One wonders if the term "Renaissance man" was created for Miguel Barnet.

One of Cuba's leading poets and novelists, Barnet also is an anthropologist who lived in Cuba's mountains collecting stories from escaped living slaves. He is a polymath of Cuban history, folklore, art and music. One of those rare types who has a tendency to attract around him Cuba's leading artists and innovative scholars, Barnet introduces these great minds to each other and is responsible for several important collaborative works.

For the past two months, Barnet has also affected the intellectual lives of dozens of Hopkins students. For four weeks, he led an intense seminar for graduate students as a visiting scholar in the Department of Hispanic and Italian Studies associates' program. During the January intersession, he co-directed the study of 15 Hopkins undergraduates visiting Havana. In these few months, he has exposed Hopkins students to a different style of scholarly work: a lively mix of poetry, folklore, history, anthropology, ethnography and fiction. And he has offered students a glimpse of the artistic and intellectual scene of a country closed off to most Americans.

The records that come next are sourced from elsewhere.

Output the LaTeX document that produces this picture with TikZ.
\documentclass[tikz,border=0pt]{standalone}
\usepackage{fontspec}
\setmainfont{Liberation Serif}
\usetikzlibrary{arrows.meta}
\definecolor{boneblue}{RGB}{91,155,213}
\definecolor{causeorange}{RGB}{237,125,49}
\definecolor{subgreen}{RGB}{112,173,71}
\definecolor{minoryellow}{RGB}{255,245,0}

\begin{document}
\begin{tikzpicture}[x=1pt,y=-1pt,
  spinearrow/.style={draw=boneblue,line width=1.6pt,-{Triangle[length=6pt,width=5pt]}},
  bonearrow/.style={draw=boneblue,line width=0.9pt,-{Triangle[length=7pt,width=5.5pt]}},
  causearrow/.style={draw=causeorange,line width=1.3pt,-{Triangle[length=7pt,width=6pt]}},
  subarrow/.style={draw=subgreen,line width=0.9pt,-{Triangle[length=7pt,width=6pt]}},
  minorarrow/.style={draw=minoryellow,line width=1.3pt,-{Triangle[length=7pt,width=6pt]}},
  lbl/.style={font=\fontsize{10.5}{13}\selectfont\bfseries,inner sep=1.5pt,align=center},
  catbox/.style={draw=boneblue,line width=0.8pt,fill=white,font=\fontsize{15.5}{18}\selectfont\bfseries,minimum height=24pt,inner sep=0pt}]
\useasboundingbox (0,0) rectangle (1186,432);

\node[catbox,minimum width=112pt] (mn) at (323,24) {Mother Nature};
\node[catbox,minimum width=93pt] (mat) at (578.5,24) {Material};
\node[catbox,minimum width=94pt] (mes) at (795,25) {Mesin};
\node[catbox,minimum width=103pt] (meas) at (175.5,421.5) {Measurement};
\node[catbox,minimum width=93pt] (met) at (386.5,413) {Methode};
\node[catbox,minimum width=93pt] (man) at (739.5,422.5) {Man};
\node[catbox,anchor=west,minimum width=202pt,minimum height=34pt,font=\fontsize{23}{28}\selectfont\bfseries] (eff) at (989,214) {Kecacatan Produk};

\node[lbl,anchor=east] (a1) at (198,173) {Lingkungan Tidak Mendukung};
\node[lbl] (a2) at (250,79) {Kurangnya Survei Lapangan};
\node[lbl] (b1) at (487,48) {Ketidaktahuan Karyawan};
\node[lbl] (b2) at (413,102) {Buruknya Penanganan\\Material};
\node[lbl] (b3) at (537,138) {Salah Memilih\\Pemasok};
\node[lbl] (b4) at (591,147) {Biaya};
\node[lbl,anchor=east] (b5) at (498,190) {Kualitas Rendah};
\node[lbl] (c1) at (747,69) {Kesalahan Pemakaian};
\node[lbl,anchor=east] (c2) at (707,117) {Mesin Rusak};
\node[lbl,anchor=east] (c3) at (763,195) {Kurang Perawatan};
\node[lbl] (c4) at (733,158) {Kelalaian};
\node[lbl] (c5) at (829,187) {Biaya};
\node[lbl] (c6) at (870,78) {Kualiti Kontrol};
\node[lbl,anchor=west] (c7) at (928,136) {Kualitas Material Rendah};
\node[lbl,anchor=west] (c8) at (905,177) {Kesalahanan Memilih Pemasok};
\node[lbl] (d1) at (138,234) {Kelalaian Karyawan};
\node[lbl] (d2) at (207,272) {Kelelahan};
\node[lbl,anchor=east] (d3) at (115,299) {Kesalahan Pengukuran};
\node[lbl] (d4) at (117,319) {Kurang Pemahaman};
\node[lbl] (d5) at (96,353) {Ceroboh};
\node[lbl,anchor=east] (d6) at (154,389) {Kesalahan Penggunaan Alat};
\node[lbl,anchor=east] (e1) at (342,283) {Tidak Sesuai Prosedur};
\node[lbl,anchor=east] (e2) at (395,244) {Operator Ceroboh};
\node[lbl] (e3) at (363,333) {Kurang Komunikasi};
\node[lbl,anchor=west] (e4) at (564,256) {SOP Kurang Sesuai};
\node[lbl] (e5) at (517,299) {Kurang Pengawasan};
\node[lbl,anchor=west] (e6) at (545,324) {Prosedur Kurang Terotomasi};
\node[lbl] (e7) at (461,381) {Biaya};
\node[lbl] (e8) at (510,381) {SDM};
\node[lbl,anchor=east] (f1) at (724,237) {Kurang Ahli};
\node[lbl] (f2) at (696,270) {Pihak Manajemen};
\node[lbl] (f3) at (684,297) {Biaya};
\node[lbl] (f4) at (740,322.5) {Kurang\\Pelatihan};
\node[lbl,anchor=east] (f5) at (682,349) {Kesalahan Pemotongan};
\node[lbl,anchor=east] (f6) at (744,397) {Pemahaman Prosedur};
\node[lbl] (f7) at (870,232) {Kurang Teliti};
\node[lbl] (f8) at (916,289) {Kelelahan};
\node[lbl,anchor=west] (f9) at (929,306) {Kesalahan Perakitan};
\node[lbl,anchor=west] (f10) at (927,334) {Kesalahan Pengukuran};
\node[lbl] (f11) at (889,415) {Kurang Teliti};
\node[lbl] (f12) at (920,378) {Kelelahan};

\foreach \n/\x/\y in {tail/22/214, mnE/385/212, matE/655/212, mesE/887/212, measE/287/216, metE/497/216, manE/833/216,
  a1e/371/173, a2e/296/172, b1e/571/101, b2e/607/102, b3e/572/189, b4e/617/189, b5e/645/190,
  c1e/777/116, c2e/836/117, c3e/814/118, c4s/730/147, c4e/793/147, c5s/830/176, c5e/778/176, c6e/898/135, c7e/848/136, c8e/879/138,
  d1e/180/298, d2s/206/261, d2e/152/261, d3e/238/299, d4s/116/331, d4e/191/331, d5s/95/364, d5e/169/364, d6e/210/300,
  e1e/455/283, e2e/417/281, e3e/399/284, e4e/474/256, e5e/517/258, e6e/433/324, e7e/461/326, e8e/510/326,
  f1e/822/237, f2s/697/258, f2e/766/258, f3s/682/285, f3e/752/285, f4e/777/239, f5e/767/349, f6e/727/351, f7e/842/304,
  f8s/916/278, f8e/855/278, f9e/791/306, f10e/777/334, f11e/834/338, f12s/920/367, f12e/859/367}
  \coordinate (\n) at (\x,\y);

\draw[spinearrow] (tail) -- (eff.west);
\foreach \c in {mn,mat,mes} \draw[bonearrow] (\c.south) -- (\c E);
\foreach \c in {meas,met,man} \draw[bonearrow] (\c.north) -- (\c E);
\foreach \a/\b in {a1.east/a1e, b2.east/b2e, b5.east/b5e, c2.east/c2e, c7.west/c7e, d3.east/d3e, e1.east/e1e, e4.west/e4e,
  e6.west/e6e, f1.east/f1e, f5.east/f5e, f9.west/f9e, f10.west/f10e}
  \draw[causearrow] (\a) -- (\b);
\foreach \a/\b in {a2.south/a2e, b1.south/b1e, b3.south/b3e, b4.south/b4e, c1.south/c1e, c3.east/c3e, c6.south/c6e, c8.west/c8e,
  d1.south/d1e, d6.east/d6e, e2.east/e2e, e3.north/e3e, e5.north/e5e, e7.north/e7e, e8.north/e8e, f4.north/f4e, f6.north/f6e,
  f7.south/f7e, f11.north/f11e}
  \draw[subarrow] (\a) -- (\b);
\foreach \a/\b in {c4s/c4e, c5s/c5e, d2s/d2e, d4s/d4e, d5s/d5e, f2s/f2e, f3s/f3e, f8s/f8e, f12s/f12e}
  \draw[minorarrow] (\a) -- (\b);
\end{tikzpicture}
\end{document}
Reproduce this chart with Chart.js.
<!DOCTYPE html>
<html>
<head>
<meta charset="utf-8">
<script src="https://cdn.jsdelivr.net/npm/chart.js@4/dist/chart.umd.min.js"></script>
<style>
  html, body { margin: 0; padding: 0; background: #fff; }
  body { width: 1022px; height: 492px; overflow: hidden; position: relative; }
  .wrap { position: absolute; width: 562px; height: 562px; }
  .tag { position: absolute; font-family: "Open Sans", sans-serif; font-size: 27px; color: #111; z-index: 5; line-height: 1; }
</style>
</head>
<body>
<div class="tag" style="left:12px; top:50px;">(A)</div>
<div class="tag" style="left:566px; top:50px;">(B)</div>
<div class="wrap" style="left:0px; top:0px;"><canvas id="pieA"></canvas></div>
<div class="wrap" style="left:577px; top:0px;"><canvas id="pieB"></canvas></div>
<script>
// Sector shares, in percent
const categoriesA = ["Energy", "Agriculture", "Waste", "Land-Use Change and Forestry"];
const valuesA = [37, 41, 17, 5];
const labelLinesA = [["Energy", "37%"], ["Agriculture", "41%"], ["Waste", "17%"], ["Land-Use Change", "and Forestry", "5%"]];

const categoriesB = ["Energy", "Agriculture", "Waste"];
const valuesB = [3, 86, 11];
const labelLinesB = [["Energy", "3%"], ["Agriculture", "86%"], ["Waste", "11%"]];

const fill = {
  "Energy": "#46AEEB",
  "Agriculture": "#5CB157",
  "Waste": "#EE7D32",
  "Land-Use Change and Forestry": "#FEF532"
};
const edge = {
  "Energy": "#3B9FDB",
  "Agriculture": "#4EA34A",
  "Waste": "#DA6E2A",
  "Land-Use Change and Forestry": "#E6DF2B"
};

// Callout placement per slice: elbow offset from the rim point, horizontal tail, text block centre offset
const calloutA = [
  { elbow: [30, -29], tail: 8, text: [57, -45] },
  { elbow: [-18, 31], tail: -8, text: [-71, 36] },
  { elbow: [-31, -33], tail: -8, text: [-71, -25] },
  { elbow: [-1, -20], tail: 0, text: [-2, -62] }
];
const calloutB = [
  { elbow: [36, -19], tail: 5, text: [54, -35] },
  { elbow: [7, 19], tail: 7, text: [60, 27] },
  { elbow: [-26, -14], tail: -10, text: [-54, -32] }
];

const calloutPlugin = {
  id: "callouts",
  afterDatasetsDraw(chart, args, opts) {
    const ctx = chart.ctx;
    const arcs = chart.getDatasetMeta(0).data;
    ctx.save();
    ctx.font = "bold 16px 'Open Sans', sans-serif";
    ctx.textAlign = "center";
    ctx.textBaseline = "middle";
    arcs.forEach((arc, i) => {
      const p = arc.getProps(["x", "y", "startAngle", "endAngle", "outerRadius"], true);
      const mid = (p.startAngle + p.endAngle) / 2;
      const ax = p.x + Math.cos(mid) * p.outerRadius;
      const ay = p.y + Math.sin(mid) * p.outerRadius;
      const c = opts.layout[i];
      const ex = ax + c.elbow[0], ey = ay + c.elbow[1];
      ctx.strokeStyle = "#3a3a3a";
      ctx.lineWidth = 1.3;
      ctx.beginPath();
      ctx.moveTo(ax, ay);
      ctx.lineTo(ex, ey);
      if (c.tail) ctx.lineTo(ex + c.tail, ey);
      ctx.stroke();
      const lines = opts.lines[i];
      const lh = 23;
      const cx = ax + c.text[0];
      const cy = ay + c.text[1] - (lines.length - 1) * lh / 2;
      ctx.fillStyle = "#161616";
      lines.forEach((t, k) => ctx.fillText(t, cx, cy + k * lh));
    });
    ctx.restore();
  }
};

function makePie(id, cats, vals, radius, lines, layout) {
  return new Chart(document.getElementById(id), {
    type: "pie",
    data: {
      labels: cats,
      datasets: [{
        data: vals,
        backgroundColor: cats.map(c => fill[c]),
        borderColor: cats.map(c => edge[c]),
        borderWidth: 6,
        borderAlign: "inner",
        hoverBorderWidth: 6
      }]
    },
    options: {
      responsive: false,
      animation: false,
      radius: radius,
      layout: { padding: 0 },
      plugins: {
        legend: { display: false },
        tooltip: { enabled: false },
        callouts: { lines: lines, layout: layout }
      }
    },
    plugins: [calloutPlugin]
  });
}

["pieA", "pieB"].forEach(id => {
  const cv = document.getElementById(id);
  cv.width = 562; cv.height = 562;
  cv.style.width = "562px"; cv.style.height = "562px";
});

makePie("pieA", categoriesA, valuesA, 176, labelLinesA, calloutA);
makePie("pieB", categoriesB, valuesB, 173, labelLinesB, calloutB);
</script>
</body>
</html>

Barnet's time here has also had an impact on the life of the man who suggested he come to Hopkins in the first place.

"Before I met Miguel Barnet and went on this trip [to Havana], it had been 36 years since I had been in Cuba, where I am from," says Eduardo Gonzalez, a professor in Hispanic and Italian Studies and director of the Latin American Studies Program. "It was very emotional to see some of these places I used to know so well and to see for myself how things have changed. Since that first trip, I have already been back to Cuba. Through Miguel, I have met people who I now consider good friends."

During their trip to Havana, Hopkins students studied at the Fernando Ortiz Foundation affiliated with the History Department of the University of Havana. Using as a guide the text El Acoso (The Manhunt) by Cuba's leading novelist Alejo Carpentier, six Cuban professors led seminars on Cuban architecture, poetry and history.

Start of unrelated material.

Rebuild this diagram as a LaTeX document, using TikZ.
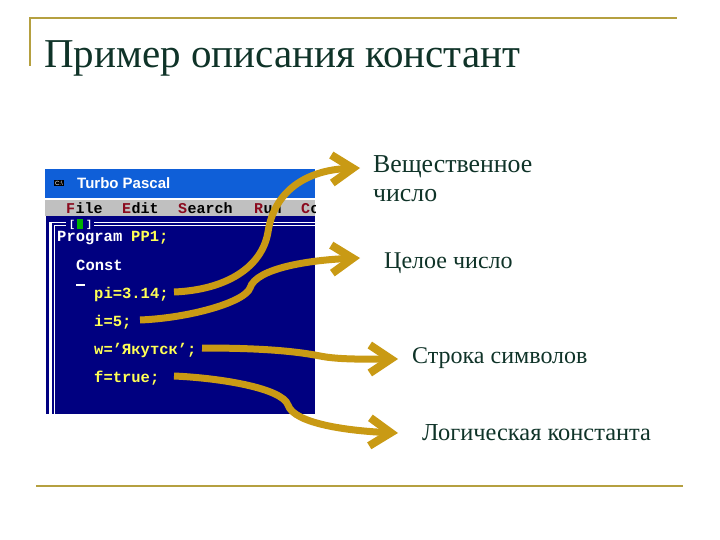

When they weren't in class or on field trips, the students had free rein to absorb Havana's city life.

"It was really interesting to be able to walk over to the University of Havana and get involved in all the discussions and debates going on," says sophomore Pablo Herrera. "They'd be taking place right in the street, and the university students would pull us right into them. We'd somehow get into political discussions where, for example, a group of students would claim they lived in a democracy because they have elections. We'd point out that since only one political party could run, it was not a real democracy, which would create much outcry and discussion, and it would just go on and on. Havana is a very interesting, exciting and sometimes disturbing place--full of contradictions."

For Herrera, who grew up in Guatemala, the trip was also a wonderful opportunity to meet and work with one of Latin America's most well-known authors--Barnet himself.

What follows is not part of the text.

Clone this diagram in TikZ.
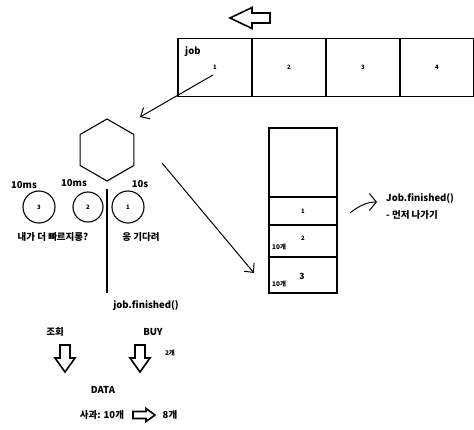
\documentclass[tikz,border=0pt]{standalone}
\usepackage{fontspec}
\setmainfont{Noto Sans CJK KR}
\usetikzlibrary{shapes.geometric, arrows.meta, positioning, calc}

\tikzset{
  cell/.style={rectangle, draw, line width=1.6pt, minimum width=74pt, minimum height=58pt,
               inner sep=0pt, outer sep=0pt, font=\fontsize{6}{7}\selectfont\bfseries},
  slot/.style={rectangle, draw, line width=1.8pt, minimum width=68pt, inner sep=0pt, outer sep=0pt},
  ball/.style={circle, draw, line width=1.1pt, inner sep=0pt, font=\fontsize{6}{7}\selectfont\bfseries},
  lbl/.style={font=\fontsize{9.5}{11}\selectfont\bfseries, inner sep=1pt},
  tiny/.style={font=\fontsize{6.5}{7}\selectfont\bfseries, inner sep=1pt},
  barb/.style={-{Straight Barb[length=7pt,width=13pt]}, line width=1pt},
  pics/fatarrow/.style args={#1/#2/#3/#4}{code={
    \draw[line width=1.6pt, line join=miter]
      (0,-#3) -- (#1-#2,-#3) -- (#1-#2,-#4) -- (#1,0) -- (#1-#2,#4) -- (#1-#2,#3) -- (0,#3) -- cycle;}},
}

\begin{document}
\begin{tikzpicture}[x=1pt, y=-1pt]
\useasboundingbox[fill=white] (0,0) rectangle (474,430);

% queue of jobs
\pic[rotate=180] at (270,18) {fatarrow=40/22/5/10.5};
\node[cell] (q1) at (215,67.5) {1};
\node[cell, right=0pt of q1] (q2) {2};
\node[cell, right=0pt of q2] (q3) {3};
\node[cell, right=0pt of q3] (q4) {4};
\node[lbl, anchor=west] (job) at (184,52) {job};

% worker
\node[regular polygon, regular polygon sides=6, shape border rotate=30, draw,
      line width=1.1pt, minimum size=62pt, inner sep=0pt] (hex) at (107,150) {};
\coordinate (tip1) at (140,117);
\draw[barb] ([shift={(-2pt,-7.5pt)}]q1.center) -- (tip1);
\coordinate (stem) at (107,293);
\draw[line width=1.8pt] ([yshift=-7pt]hex.south) -- (stem);

% threads
\node[ball, minimum size=32pt] (b3) at (39,207) {3};
\node[ball, minimum size=30pt] (b2) at (88,207) {2};
\node[ball, minimum size=32pt] (b1) at (128,207) {1};
\node[lbl, anchor=south] at ([xshift=-15pt,yshift=1pt]b3.north) {10ms};
\node[lbl, anchor=south] at ([xshift=-14pt,yshift=4pt]b2.north) {10ms};
\node[lbl, anchor=south] at ([xshift=12pt,yshift=2pt]b1.north) {10s};
\node[lbl] (fast) at (53,237) {내가 더 빠르지롱?};
\node[lbl] (wait) at (141,237) {응 기다려};

% stack
\node[slot, minimum height=69pt] (s0) at (303,162.5) {};
\node[slot, minimum height=28pt, below=0pt of s0, font=\fontsize{6}{7}\selectfont\bfseries] (s1) {1};
\node[slot, minimum height=32pt, below=0pt of s1] (s2) {};
\node[slot, minimum height=36pt, below=0pt of s2] (s3) {};
\node[font=\fontsize{6}{7}\selectfont\bfseries, inner sep=0pt] at (303,238) {2};
\node[tiny, anchor=west] at (271,247) {10개};
\node[font=\fontsize{8.5}{9}\selectfont\bfseries, inner sep=0pt] at (302,276) {3};
\node[tiny, anchor=west] at (271,284) {10개};

\coordinate (from) at (162,163);
\coordinate (tip2) at (254,273);
\draw[barb] (from) -- (tip2);

\node[lbl, anchor=west] (done) at (385,198) {Job.finished()};
\node[lbl, anchor=west] (first) at (385,215) {- 먼저 나가기};
\coordinate (cfrom) at (350,213);
\coordinate (ctip) at (377,202);
\draw[barb, -{Straight Barb[length=7pt,width=17pt]}] (cfrom) .. controls (360,205) and (368,202) .. (ctip);

% bottom part
\node[lbl] (fin) at (146,306) {job.finished()};
\node[lbl] (look) at (55,332) {조회};
\node[lbl] (buy) at (153,332) {BUY};
\pic[rotate=-90] at (65,345) {fatarrow=27/14/5/10};
\pic[rotate=-90] at (140,345) {fatarrow=27/14/5/10};
\node[tiny] (two) at (170,353) {2개};
\node[lbl] (data) at (103,390) {DATA};
\node[lbl] (apple) at (102,415) {사과: 10개};
\pic at (133,415) {fatarrow=22/9/3.5/6.5};
\node[lbl] (eight) at (170,415) {8개};
\end{tikzpicture}
\end{document}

Barnet's novel, Biografia de un cimarron (Biography of a Runaway Slave), is widely recognized as the earliest and most significant example of testimony literature, a genre of writing which, in Barnet's case, combines firsthand ethnographic interviewing with novelistic narration. He worked with Carpentier to establish the Cuban Book Institute and with poet Nicolas Guillen to create the Cuban Writers and Artists Union. Besides his work as a poet, novelist and screenwriter, Barnet is famous for his work with Fernando Ortiz in the study of the cultures and religions of Black-African Cubans.

For the graduate students here at Hopkins, Barnet has breathed new life into the literature and poetry they have studied.

"He has a wonderful teaching style, probably because he brings with him such a vast knowledge of so many areas," says Kathy Dwyer Navajas, a fourth-year Hispanic and Italian Studies graduate student. "It's delightful because throughout his class, he'll tell personal anecdotes and insights about the writers and poets we're studying--he knows so many of them. Certainly each of these works can stand very well on their own, but by hearing stories about these writers at a birthday party or a wedding or a discussion group, it makes the classroom come alive."

Barnet said he often finds it frustrating how most Americans are unaware of the rich literary and art scene that, he says, thrives in his admittedly complex Cuba.

"Cuba has a legacy of its own poetry that goes back 90 years," he says. "There are poets of every style: romantic, realistic, colloquial ... I find that the undergraduates here in America have little sense of the art, the architecture, the music that is very much a part of Cuba. They have no idea, for example, of all the temples and churches that are thriving in Havana. Regrettably, I think, most Americans only know the Cuba as told by the Cubans of Miami who left in 1959."

Miguel Barnet leaves Hopkins for Cuba this week, and he intends to continue the relationship he enjoys with the department, and the friendships he has made with its faculty and students.